Saturday, January 26, 2019

my one, lone thankful student

A gyopo student from back when I was teaching at YB in Centreville, Virginia, has kept up a correspondence with me in the years since I had left that company to return to Korea. He just got into the University of Virginia, so here's the email I got this morning:

Hi, Mr. Kevin. I just wanted to let you know that I JUST GOT INTO UVA! I am very excited to be going to school with my brother and Rachel (she got in as well). I want to thank you for teaching a crazy little kid to focus on school. You helped me so much to reach my goal. Again, thank you so much.

My reply:


I doubt that I had much to do with your good fortune, but I congratulate you on getting into UVA. Good luck with the next four years of undergrad life. Stay focused on your long-term goals, but be open to the possibility of new life-paths. College is the place to figure out who you really are and what you really want out of life. I'm sure you'll approach your undergrad studies with the same focus and industry as you've done for your high-school studies.

I have only one humble suggestion for you to keep in mind: if you decide to pursue graduate-level work, i.e., going for a master's degree or a Ph.D., don't delay. Go into grad work right away. I made the mistake of waiting eight years, and I now know that I had wasted my time. Learn from my mistake and decide early whether you're going to pursue a graduate degree or not.

Aside from that, I wish you nothing but the best. I hope to hear from you, once in a while, during your college years. Thanks for your email. Take care!
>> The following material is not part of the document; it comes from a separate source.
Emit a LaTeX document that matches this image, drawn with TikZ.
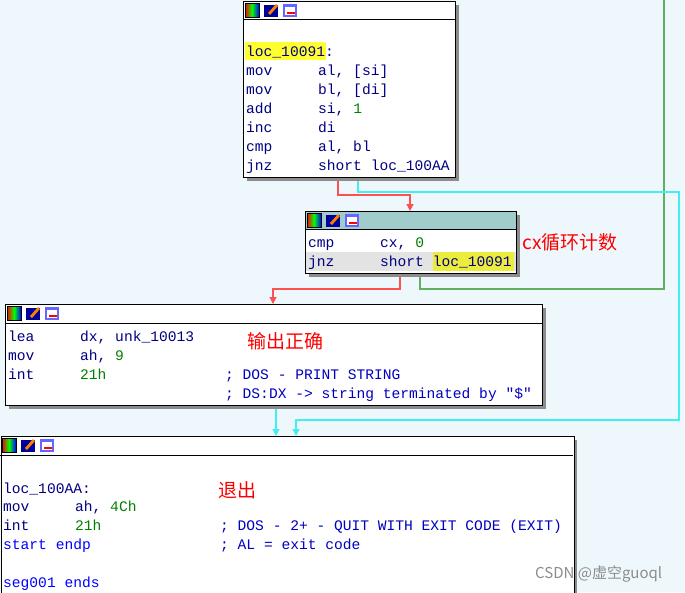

I recall N as being smart, driven, and self-directed. He had an impish grin that hinted at occasional silliness, but overall, he was serious about life, so I was never worried about where he was heading. I often envy people like N, who seem so naturally goal-directed and almost destined to succeed at whatever they do. My own path through life can barely be called a path at all: it's been more of a mosey or a meander—or really, more of a stumble and a bumble, which is why I told N to be decisive regarding grad school.

How much of our personal life-trajectory is determined by our genes? How much comes from environmental factors, and how much from sheer force of will (which may also have a genetic component)? Personal destiny—if destiny is even a meaningful concept—is such a mystery.

1 comment:

Charles said...

It is nice to have thankful students every now and then.

Although I often counsel my undergrads not to stress about going into grad school right away. It is not a bad idea to take a semester or even a year off to figure out what you want out of life, instead of rushing into a graduate program because you feel like that's what you're supposed to do. The saddest thing ever is a grad student who doesn't belong in grad school and is just wasting their time (and money) there. Once you're in, inertia tends to carry you along, and various psychological traps (sunk cost fallacy, etc.) prevent students from seeing the light and getting out once it starts to become apparent it's not for them. Instead, they trudge along and suffer because that's what they're "supposed to do."

So I would be a bit wary about counseling a kid on grad school before he's even started his undergrad studies. That being said, I think if you do want to go into grad school, I would agree that eight years probably is a bit long of a gap. But there will be time to think about that later.